バネ付き振り子は,非線形運動であり,かつ、一つの振り子でありながら,連成振り子のように,位相の反転が生じるが,重りに働く力は重力とバネの張力であり,どちらも保存力だから,保存場の中での運動という点では単振り子と同じく,力学的エネルギーは保存する.

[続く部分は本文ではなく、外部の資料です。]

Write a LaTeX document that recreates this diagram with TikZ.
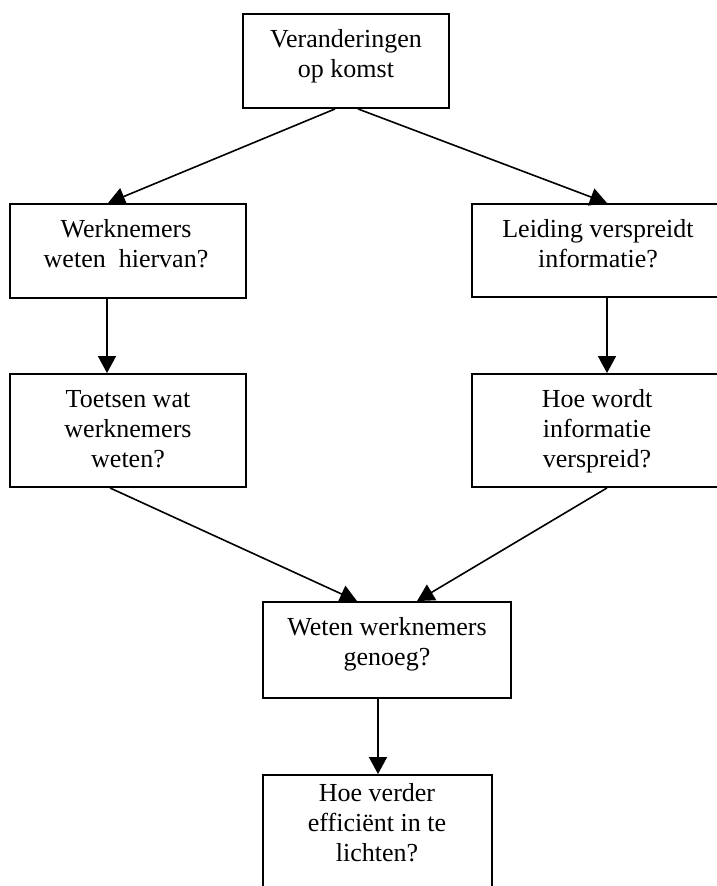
\documentclass[tikz,border=0pt]{standalone}
\usepackage{fontspec}
\setmainfont{Liberation Serif}
\usetikzlibrary{arrows.meta}
\tikzset{
  box/.style={draw, line width=1.9pt, fill=white, inner sep=0pt},
  txt/.style={anchor=base, inner sep=0pt, font=\fontsize{26}{30}\selectfont},
  arr/.style={line width=1.6pt, -{Triangle[length=17pt,width=18pt]}}
}
\newcommand{\lines}[1]{\begin{tabular}[t]{@{}c@{}}#1\end{tabular}}
\begin{document}
\begin{tikzpicture}[x=1pt, y=-1pt]
  \useasboundingbox (0,0) rectangle (717,886);
  \clip (0,0) rectangle (717,886);

  % boxes
  \node[box, minimum width=206pt, minimum height=94pt] (b1) at (346,61) {};
  \node[box, minimum width=236pt, minimum height=94pt] (b2) at (128,251) {};
  \node[box, minimum width=252pt, minimum height=93pt] (b3) at (598,250.5) {};
  \node[box, minimum width=236pt, minimum height=113pt] (b4) at (128,430.5) {};
  \node[box, minimum width=252pt, minimum height=113pt] (b5) at (598,430.5) {};
  \node[box, minimum width=248pt, minimum height=96pt] (b6) at (387,650) {};
  \node[box, minimum width=229pt, minimum height=130pt] (b7) at (377.5,840) {};

  % texts
  \node[txt] (t1) at (346,47) {\lines{Veranderingen\\op komst}};
  \node[txt] (t2) at (126,237) {\lines{Werknemers\\weten\ \ hiervan?}};
  \node[txt] (t3) at (598,237) {\lines{Leiding verspreidt\\informatie?}};
  \node[txt] (t4) at (128,407) {\lines{Toetsen wat\\werknemers\\weten?}};
  \node[txt] (t5) at (597,407) {\lines{Hoe wordt\\informatie\\verspreid?}};
  \node[txt] (t6) at (387,635) {\lines{Weten werknemers\\genoeg?}};
  \node[txt] (t7) at (377,801) {\lines{Hoe verder\\efficiënt in te\\lichten?}};

  % connectors
  \draw[arr] (335,0 |- b1.south) -- (108,0 |- b2.north);
  \draw[arr] (358,0 |- b1.south) -- (607,0 |- b3.north);
  \draw[arr] (107,0 |- b2.south) -- (107,0 |- b4.north);
  \draw[arr] (607,0 |- b3.south) -- (607,0 |- b5.north);
  \draw[arr] (110,0 |- b4.south) -- (357,0 |- b6.north);
  \draw[arr] (607,0 |- b5.south) -- (417,0 |- b6.north);
  \draw[arr] (378,0 |- b6.south) -- (378,0 |- b7.north);
\end{tikzpicture}
\end{document}
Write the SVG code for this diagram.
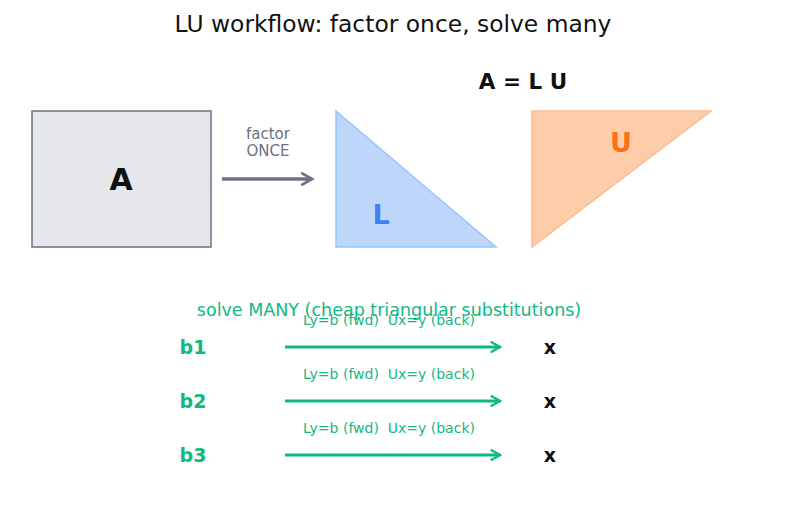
<svg xmlns="http://www.w3.org/2000/svg" width="787" height="510" viewBox="0 0 787 510">
<defs>
<style>
text{font-family:"DejaVu Sans",sans-serif;text-anchor:middle}
.g{fill:#10b981}
.b{font-weight:bold}
.sl{stroke:#10b981;stroke-width:3;fill:none}
.s{font-size:14px;white-space:pre}
</style>
<marker id="ag" viewBox="0 0 10 10" refX="8" refY="5" markerWidth="4" markerHeight="4" orient="auto" markerUnits="strokeWidth"><path d="M1,1 L8,5 L1,9" fill="none" stroke="#10b981" stroke-width="2" stroke-linecap="round"/></marker>
<marker id="ay" viewBox="0 0 10 10" refX="8" refY="5" markerWidth="4" markerHeight="4" orient="auto" markerUnits="strokeWidth"><path d="M1,1 L8,5 L1,9" fill="none" stroke="#6b7280" stroke-width="2" stroke-linecap="round"/></marker>
</defs>
<rect width="787" height="510" fill="#fff"/>
<text x="393" y="32" font-size="23.4" fill="#111">LU workflow: factor once, solve many</text>
<text x="523" y="89" font-size="21.5" class="b" fill="#111">A = L U</text>
<g id="A"><rect x="32" y="111" width="179" height="136" fill="#e5e7eb" stroke="#6b7280" stroke-width="1.5"/><text x="121" y="190" font-size="30" class="b" fill="#111">A</text></g>
<g id="L"><polygon points="336,111 336,247 496,247" fill="#bfd6fb" stroke="#93c5fd" stroke-width="1.5"/><text x="381" y="224" font-size="27" class="b" fill="#3b82f6">L</text></g>
<g id="U"><polygon points="532,111 711,111 532,247" fill="#fdcdaa" stroke="#fdba8c" stroke-width="1.5"/><text x="621" y="152" font-size="27" class="b" fill="#f97316">U</text></g>
<text x="268" y="139" font-size="15" fill="#6b7280">factor</text>
<text x="268" y="156" font-size="15" fill="#6b7280">ONCE</text>
<text x="389" y="316" font-size="17.5" class="g">solve MANY (cheap triangular substitutions)</text>
<g id="b1"><text x="193" y="354" font-size="19" class="b g">b1</text></g>
<g id="b2"><text x="193" y="408" font-size="19" class="b g">b2</text></g>
<g id="b3"><text x="193" y="462" font-size="19" class="b g">b3</text></g>
<g id="x1"><text x="550" y="354" font-size="19" class="b" fill="#111">x</text></g>
<g id="x2"><text x="550" y="408" font-size="19" class="b" fill="#111">x</text></g>
<g id="x3"><text x="550" y="462" font-size="19" class="b" fill="#111">x</text></g>
<g id="connectors">
<line x1="222" y1="179" x2="312" y2="179" stroke="#6b7280" stroke-width="3.5" marker-end="url(#ay)"/>
<line x1="285" y1="347" x2="500" y2="347" class="sl" marker-end="url(#ag)"/>
<line x1="285" y1="401" x2="500" y2="401" class="sl" marker-end="url(#ag)"/>
<line x1="285" y1="455" x2="500" y2="455" class="sl" marker-end="url(#ag)"/>
<text x="389" y="325" class="s g">Ly=b (fwd)  Ux=y (back)</text>
<text x="389" y="379" class="s g">Ly=b (fwd)  Ux=y (back)</text>
<text x="389" y="433" class="s g">Ly=b (fwd)  Ux=y (back)</text>
</g>
</svg>
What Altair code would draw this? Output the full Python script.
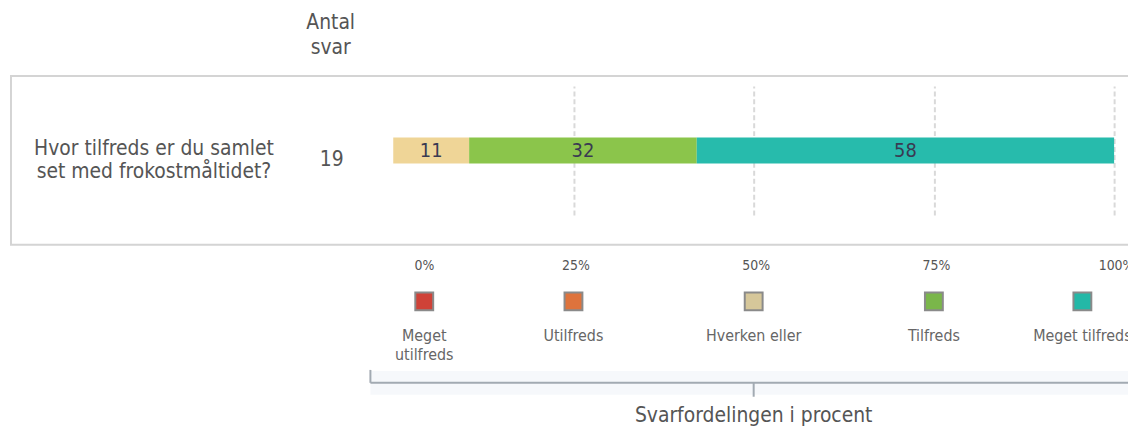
import altair as alt
import pandas as pd

# ---- data ----
question = "Hvor tilfreds er du samlet\nset med frokostmåltidet?"
categories = ["Meget utilfreds", "Utilfreds", "Hverken eller", "Tilfreds", "Meget tilfreds"]
legend_labels = ["Meget\nutilfreds", "Utilfreds", "Hverken eller", "Tilfreds", "Meget tilfreds"]
counts = [0, 0, 2, 6, 11]
bar_colors = ["#d2453a", "#e0733a", "#efd597", "#8bc54b", "#27bbac"]
legend_colors = ["#cf4238", "#de733c", "#d6c79a", "#7ab64a", "#24b8a7"]
tick_values = [0, 25, 50, 75, 100]
header = "Antal\nsvar"
axis_title = "Svarfordelingen i procent"

n_total = sum(counts)
FONT = "DejaVu Sans Condensed, DejaVu Sans"
TXT = "#555555"

df = pd.DataFrame({
    "q": [question] * len(categories),
    "cat": categories,
    "idx": list(range(len(categories))),
    "count": counts,
})
df["pct"] = df["count"] / n_total * 100
df["label"] = df["pct"].round().astype(int).astype(str)

leg_df = pd.DataFrame({
    "cat": categories,
    "label": legend_labels,
    "idx": list(range(len(categories))),
    "color": legend_colors,
})

info_df = pd.DataFrame({"q": [question], "n": [str(n_total)], "h": [header], "t": [axis_title]})

xscale = alt.Scale(domain=[0, 100], nice=False, zero=False)
yscale = alt.Scale(paddingInner=0.5, paddingOuter=1)

xaxis = alt.Axis(
    values=tick_values,
    labelExpr="datum.value + '%'",
    title=None,
    domain=False,
    ticks=False,
    grid=True,
    gridColor="#d9d9d9",
    gridDash=[5, 3],
    gridWidth=2,
    gridOpacity={"condition": {"test": "datum.value == 0", "value": 0}, "value": 1},
    labelOffset={"condition": {"test": "datum.value == 0", "value": 31}, "value": 2},
    labelPadding=55,
    labelBaseline="alphabetic",
    labelFlush=False,
    labelOverlap=False,
    labelBound=False,
    labelFont=FONT,
    labelFontSize=14,
    labelColor=TXT,
)

# frame box
box = alt.Chart(info_df).mark_rect(fillOpacity=0, stroke="#d4d4d4", strokeWidth=2).encode(
    x=alt.value(-385), x2=alt.value(744), y=alt.value(-10), y2=alt.value(160)
)

base = (
    alt.Chart(df)
    .transform_filter("datum.count > 0")
    .transform_stack(stack="pct", groupby=["q"], sort=[alt.SortField("idx", order="ascending")], as_=["x0", "x1"])
    .transform_calculate(mid="(datum.x0 + datum.x1) / 2")
)

bars = base.mark_bar().encode(
    x=alt.X("x0:Q", scale=xscale, axis=xaxis),
    x2="x1:Q",
    y=alt.Y("q:N", scale=yscale, axis=None),
    color=alt.Color("cat:N", scale=alt.Scale(domain=categories, range=bar_colors), legend=None),
)

bar_text = base.mark_text(font=FONT, fontSize=20, color="#3a3a52", baseline="middle", dy=1).encode(
    x=alt.X("mid:Q", scale=xscale),
    y=alt.Y("q:N", scale=yscale, axis=None),
    text="label:N",
)

q_text = alt.Chart(info_df).mark_text(
    font=FONT, fontSize=21, color=TXT, lineBreak="\n", lineHeight=22.5, align="center", baseline="middle"
).encode(x=alt.value(-241), y=alt.value(64), text="q:N")

n_text = alt.Chart(info_df).mark_text(
    font=FONT, fontSize=21, color=TXT, align="center", baseline="middle"
).encode(x=alt.value(-62), y=alt.value(75), text="n:N")

h_text = alt.Chart(info_df).mark_text(
    font=FONT, fontSize=21, color=TXT, lineBreak="\n", lineHeight=25, align="center", baseline="alphabetic"
).encode(x=alt.value(-63), y=alt.value(-57), text="h:N")

leg_base = alt.Chart(leg_df).transform_calculate(
    pos="datum.idx == 0 ? 4.3 : (datum.idx == 4 ? 95.6 : datum.idx * 25)"
)

squares = leg_base.mark_square(size=324, filled=True, opacity=1, stroke="#8a8a8a", strokeWidth=2).encode(
    x=alt.X("pos:Q", scale=xscale),
    y=alt.value(217),
    fill=alt.Fill("color:N", scale=None),
)

leg_text = leg_base.mark_text(
    font=FONT, fontSize=16, color="#666666", lineBreak="\n", lineHeight=19, align="center", baseline="alphabetic"
).encode(x=alt.X("pos:Q", scale=xscale), y=alt.value(257), text="label:N")

band = alt.Chart(info_df).mark_rect(fill="#f6f8fb").encode(
    x=alt.value(-23), x2=alt.value(744), y=alt.value(287), y2=alt.value(311)
)

br_h = alt.Chart(info_df).mark_rule(color="#a2aab2", strokeWidth=2).encode(
    x=alt.value(-23), x2=alt.value(744), y=alt.value(299)
)
br_l = alt.Chart(info_df).mark_rule(color="#a2aab2", strokeWidth=2).encode(
    x=alt.value(-23), y=alt.value(286), y2=alt.value(299)
)
br_c = alt.Chart(info_df).mark_rule(color="#a2aab2", strokeWidth=2).encode(
    x=alt.X(datum=50, scale=xscale), y=alt.value(299), y2=alt.value(313)
)

title_text = alt.Chart(info_df).mark_text(
    font=FONT, fontSize=21, color=TXT, align="center", baseline="middle"
).encode(x=alt.X(datum=50, scale=xscale), y=alt.value(332), text="t:N")

chart = (
    alt.layer(box, bars, bar_text, q_text, n_text, h_text, squares, leg_text, band, br_h, br_l, br_c, title_text)
    .properties(
        width=726,
        height=130,
        padding={"left": 388, "top": 77, "right": 14, "bottom": 216},
        autosize=alt.AutoSizeParams(type="none"),
        background="white",
    )
    .configure_view(stroke=None)
)

chart.save("out.html", embed_options={"renderer": "svg", "actions": False})
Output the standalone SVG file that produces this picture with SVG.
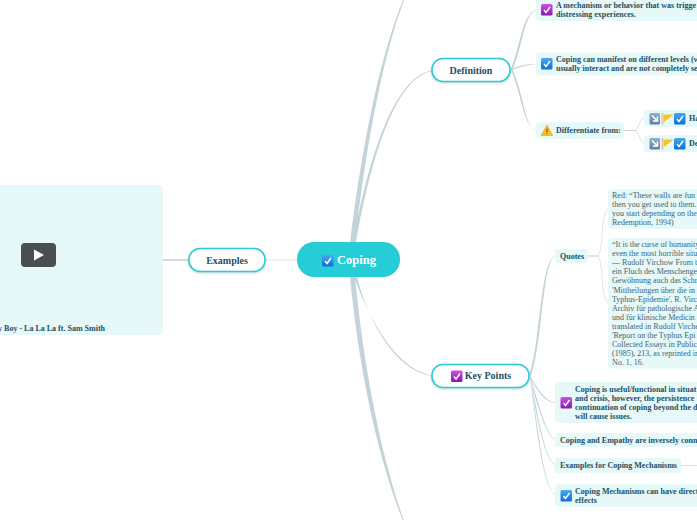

動力源が外部に存在するボタフメイロも、内部に存在するブランコも、保存場のなかで重りが運動するバネ付き振り子も、どのような振動をするかは、最も単純な振り子である単振り子の張力が、遠心力のため、支点の真下で最大になるという事実から、リサージュ図形に運動の向きによって、二つ軌道が存在することに気づけば、中学生にも容易に納得できる.ただし,それには,作用点が動くか動かないかに関わらず,張力のする仕事が必要である.
6.本トリセツの教育的意義
ブランコが振れる理由が分からなくても、どうすれば振れるかは幼児でも知っている。車が加速できるのは,エンジンの仕事か、それとも道路から受ける抗力の仕事か,などと考えなくても、免許があれあ車を運転できる.運転の正しい手順を学び、アクセルとブレーキを間違えないことのほうが遥かに大切であるが,物理教育のトリセツは、車や電気製品のトリセツとは異なる。便利さを追求した結果、身近に日常的に使用しているものの構造が複雑化していく時代に,取り扱いの手順だけでなく、当たり前のこととして見逃されているもののしくみに一歩踏み込み,なぜ,そうなるのか,その分かり易い説明を試みることも物理教育に課せられている重要な使命ではないだろうか。
7.バネ付き振り子とビッグバンと仕事
バネ付き振り子の運動を知るには、運動方程式を極座標表示してシミュレーションすれば、あとは、計算ソフトが動画まで作成してくれる。そこには、初期条件を与える瞬間を除けば、外部からする仕事は存在せず、初期条件で与えられたエネルギーは保存する。しかし、その後のr振動とθ振動間のエネルギーの受け渡しには、張力のする正と負の仕事が必要になる。宇宙の物質とエネルギーは、138億年前のビッグバンによって生まれたという。宇宙のすべてのエネルギーは、ビッグバンに由来し、太陽のエネルギーも化石エネルギーも原子力エネルギーも、ビッグバンで生まれたエネルギーがその形態を変えたものに過ぎない。エネルギーを作り出すことだけを仕事と呼ぶなら、仕事はビッグバンの瞬間しか存在しないことになろう。